---------- EXTRACTED ENTRIES ----------
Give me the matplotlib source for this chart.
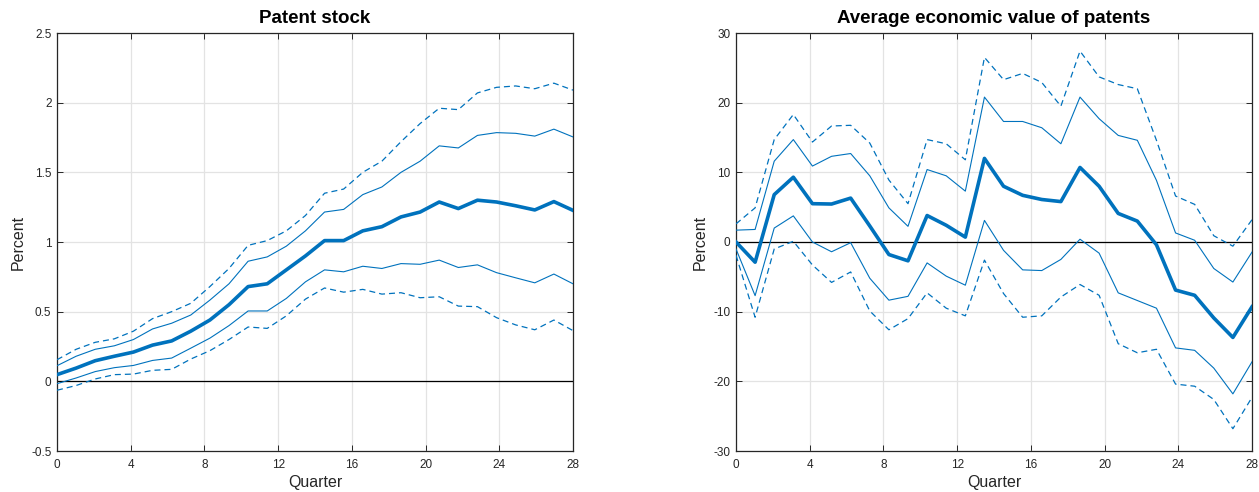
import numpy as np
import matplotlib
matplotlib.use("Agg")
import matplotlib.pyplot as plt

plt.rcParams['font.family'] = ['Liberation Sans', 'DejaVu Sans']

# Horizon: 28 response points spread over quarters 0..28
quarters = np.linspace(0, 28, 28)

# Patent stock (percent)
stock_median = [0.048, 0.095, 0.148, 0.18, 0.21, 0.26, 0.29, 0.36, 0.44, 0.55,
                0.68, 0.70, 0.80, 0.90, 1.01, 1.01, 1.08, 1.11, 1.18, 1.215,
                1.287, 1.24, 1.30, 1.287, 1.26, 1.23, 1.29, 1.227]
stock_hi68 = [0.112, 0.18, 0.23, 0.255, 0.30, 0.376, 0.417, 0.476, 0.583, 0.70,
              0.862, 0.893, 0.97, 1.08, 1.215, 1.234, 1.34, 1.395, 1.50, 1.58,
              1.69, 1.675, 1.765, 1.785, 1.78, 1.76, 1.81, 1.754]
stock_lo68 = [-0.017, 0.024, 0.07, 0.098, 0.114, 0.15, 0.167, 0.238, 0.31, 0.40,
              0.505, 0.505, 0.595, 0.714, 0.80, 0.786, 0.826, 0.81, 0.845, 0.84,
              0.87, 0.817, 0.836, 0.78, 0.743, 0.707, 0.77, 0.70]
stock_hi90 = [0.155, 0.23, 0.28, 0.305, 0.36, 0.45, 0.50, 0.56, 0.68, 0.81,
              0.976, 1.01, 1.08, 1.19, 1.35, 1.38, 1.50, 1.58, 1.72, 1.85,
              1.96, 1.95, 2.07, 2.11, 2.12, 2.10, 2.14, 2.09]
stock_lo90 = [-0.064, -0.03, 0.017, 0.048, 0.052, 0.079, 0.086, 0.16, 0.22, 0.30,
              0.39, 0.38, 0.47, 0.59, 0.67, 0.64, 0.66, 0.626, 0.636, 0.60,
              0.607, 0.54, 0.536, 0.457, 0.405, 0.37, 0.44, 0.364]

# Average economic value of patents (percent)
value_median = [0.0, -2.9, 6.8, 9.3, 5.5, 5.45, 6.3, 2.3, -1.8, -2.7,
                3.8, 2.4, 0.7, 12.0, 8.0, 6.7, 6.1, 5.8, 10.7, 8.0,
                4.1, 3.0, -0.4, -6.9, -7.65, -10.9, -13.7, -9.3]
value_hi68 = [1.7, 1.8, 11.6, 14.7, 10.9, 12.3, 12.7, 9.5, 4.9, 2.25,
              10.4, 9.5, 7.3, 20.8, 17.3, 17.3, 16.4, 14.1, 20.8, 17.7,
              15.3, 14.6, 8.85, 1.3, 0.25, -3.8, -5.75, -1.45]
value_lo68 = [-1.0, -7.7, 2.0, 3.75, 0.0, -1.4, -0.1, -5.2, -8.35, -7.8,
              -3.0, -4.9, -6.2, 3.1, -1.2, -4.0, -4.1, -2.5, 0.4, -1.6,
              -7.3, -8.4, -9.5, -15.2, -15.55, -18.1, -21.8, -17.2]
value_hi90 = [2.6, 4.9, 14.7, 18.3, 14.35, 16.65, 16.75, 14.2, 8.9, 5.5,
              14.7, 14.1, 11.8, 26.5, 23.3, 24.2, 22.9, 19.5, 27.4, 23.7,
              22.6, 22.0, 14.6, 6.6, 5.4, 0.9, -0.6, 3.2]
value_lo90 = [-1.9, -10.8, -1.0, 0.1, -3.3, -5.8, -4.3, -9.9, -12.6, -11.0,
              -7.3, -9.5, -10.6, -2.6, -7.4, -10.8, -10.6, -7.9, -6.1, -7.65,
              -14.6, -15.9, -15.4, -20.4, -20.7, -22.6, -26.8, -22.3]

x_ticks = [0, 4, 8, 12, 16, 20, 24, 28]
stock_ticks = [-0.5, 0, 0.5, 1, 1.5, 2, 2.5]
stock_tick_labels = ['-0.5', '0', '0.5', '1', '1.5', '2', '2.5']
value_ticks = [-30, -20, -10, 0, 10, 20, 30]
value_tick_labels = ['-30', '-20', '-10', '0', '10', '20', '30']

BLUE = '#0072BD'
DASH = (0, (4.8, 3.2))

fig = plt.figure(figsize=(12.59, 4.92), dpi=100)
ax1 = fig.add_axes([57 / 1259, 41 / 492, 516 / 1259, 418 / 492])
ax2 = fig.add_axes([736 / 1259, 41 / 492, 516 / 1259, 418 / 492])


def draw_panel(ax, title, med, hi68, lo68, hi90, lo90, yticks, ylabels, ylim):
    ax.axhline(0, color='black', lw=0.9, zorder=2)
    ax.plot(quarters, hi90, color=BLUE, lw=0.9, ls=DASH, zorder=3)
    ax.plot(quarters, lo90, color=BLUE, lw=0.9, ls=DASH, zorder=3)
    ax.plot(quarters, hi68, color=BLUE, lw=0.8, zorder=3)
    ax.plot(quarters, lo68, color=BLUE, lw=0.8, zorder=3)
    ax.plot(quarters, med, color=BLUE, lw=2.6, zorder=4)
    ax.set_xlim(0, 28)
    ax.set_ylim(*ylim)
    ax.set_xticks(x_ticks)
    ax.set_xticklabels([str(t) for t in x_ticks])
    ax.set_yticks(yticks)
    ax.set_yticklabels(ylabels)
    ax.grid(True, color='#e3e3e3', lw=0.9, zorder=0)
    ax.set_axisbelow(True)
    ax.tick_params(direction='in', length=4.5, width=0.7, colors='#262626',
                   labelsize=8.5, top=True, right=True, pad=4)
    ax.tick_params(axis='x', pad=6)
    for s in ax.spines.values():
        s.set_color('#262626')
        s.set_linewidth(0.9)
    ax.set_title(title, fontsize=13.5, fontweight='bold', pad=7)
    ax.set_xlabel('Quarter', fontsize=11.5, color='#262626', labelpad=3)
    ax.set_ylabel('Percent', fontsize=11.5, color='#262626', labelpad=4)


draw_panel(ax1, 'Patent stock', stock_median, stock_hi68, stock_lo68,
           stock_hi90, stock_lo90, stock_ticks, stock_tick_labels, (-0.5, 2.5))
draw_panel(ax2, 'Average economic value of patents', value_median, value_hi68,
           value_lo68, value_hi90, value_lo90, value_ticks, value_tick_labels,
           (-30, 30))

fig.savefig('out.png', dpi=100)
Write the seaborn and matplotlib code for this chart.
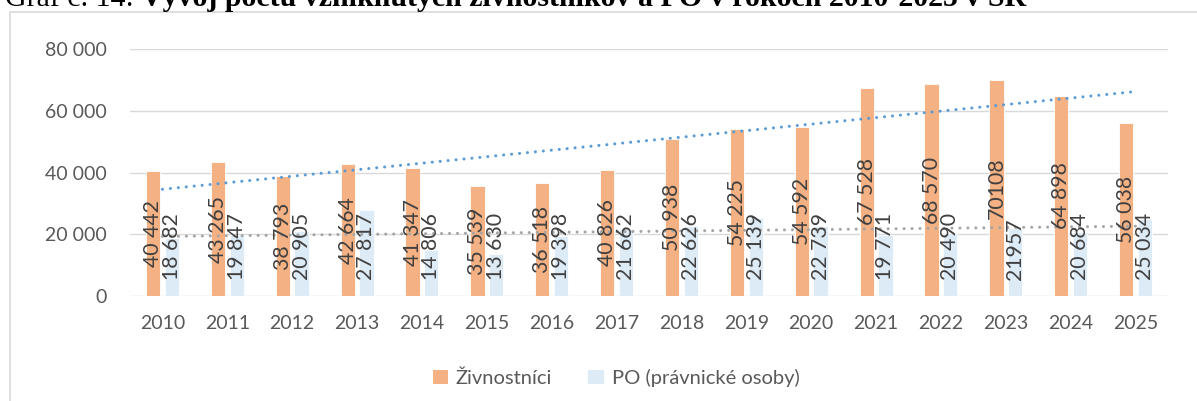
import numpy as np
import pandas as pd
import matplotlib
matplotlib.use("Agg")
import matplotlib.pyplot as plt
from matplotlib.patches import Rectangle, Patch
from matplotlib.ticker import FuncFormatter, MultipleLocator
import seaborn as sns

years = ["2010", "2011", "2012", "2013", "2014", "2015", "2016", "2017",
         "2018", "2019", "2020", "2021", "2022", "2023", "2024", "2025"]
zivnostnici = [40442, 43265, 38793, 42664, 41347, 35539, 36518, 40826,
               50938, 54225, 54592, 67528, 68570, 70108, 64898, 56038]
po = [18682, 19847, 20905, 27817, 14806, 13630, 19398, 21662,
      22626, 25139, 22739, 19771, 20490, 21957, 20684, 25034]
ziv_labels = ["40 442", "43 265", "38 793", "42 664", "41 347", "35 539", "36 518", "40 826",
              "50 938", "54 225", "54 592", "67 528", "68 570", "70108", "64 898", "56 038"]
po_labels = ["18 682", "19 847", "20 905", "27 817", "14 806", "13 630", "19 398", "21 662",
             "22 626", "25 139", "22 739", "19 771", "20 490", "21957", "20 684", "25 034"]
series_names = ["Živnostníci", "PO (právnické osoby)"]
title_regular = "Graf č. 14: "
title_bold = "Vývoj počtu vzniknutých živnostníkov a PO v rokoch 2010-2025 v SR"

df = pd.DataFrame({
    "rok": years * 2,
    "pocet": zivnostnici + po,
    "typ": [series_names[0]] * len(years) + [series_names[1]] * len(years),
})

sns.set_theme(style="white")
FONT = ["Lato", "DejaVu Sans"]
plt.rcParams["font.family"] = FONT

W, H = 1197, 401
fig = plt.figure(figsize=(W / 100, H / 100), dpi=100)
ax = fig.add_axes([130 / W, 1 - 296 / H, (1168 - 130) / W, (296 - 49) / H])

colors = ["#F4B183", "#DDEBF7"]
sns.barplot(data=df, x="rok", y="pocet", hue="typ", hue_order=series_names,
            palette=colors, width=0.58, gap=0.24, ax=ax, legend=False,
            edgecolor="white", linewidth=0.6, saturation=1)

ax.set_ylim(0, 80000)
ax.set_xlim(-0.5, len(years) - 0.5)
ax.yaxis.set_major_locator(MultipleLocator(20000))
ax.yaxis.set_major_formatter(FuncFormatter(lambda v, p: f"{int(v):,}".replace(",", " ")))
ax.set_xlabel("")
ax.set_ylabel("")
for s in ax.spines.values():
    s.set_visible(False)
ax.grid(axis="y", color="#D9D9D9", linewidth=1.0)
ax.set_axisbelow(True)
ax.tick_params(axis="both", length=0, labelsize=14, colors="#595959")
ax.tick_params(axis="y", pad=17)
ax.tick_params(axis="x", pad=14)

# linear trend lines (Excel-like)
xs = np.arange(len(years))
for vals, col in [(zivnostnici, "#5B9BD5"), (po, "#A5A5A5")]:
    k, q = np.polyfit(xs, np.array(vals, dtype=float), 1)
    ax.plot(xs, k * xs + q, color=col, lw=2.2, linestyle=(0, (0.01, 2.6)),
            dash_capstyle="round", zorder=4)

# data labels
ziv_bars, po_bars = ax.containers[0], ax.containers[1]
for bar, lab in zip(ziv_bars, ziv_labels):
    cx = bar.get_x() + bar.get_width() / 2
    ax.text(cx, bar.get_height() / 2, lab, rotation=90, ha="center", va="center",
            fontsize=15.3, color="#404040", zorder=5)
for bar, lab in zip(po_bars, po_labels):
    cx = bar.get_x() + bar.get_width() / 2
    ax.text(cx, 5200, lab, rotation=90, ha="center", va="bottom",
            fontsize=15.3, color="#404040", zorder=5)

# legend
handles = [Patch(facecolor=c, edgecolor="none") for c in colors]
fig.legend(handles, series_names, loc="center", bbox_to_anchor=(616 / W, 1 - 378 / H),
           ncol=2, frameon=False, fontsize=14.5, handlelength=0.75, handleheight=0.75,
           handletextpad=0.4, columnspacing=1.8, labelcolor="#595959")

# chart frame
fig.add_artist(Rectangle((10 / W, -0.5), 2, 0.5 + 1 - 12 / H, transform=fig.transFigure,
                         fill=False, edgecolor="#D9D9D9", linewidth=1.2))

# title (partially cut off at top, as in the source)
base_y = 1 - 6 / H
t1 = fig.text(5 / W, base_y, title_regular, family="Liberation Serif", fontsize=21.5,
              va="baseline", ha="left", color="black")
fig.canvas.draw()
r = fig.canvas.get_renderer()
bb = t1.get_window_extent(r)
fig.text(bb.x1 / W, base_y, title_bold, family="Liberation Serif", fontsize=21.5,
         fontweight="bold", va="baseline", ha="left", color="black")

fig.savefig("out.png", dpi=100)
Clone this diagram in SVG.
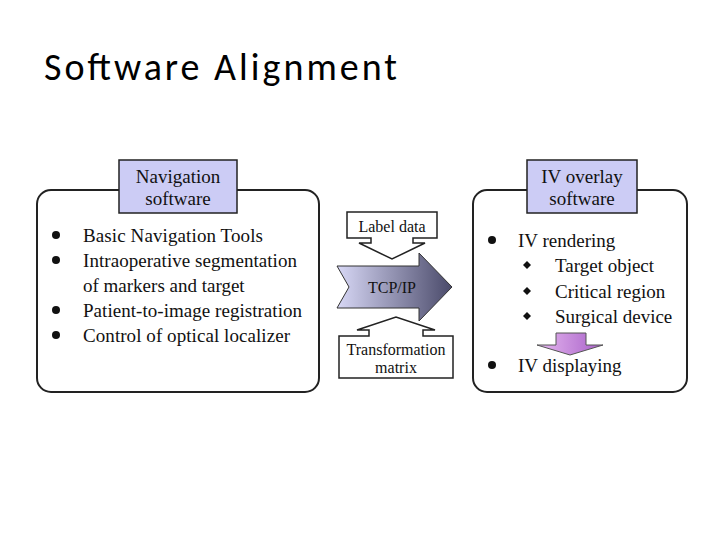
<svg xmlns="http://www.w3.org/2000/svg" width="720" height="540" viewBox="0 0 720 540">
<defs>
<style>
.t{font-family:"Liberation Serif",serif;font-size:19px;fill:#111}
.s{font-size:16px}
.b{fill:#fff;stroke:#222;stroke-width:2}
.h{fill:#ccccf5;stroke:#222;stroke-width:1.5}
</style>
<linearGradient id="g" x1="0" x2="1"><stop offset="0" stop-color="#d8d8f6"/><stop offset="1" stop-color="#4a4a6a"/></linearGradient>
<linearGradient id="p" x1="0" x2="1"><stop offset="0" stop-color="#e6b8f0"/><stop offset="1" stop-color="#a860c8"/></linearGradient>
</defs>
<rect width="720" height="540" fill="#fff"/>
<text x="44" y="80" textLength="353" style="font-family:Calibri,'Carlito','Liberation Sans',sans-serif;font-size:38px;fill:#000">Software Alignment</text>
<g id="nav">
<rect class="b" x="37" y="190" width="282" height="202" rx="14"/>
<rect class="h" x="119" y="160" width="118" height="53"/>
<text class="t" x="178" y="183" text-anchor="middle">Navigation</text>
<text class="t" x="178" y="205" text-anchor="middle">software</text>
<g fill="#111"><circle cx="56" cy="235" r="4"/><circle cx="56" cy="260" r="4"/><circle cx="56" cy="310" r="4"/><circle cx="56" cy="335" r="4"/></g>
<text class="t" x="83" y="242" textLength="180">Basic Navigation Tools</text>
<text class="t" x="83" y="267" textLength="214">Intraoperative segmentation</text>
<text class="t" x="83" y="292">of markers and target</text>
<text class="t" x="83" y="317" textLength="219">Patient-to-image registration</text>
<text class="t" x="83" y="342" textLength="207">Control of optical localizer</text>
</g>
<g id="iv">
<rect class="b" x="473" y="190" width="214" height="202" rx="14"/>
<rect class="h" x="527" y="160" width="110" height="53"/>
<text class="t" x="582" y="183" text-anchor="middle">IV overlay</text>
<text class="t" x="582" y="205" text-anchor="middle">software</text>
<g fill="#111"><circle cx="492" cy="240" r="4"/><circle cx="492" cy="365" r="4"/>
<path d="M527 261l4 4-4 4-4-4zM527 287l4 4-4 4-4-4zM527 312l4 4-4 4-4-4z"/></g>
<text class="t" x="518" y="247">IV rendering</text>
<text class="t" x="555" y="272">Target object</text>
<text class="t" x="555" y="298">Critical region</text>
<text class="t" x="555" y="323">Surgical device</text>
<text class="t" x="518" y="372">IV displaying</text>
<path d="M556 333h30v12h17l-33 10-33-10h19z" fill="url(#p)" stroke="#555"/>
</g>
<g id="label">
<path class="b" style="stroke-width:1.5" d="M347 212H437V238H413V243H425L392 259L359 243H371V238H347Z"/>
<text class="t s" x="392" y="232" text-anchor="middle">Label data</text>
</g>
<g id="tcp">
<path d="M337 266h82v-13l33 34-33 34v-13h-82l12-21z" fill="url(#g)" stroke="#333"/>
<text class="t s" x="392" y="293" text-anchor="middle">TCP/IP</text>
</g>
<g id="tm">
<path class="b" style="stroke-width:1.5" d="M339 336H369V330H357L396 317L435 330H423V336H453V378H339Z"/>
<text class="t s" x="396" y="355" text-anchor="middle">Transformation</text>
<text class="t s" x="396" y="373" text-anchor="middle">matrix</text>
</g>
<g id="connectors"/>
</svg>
----------
__EXERCISE INSTRUCTIONS__:
Using the entries above, return each line in which the word "chart" occurs.

__WORKED SOLUTION__:
Give me the matplotlib source for this chart.
Write the seaborn and matplotlib code for this chart.
# chart frame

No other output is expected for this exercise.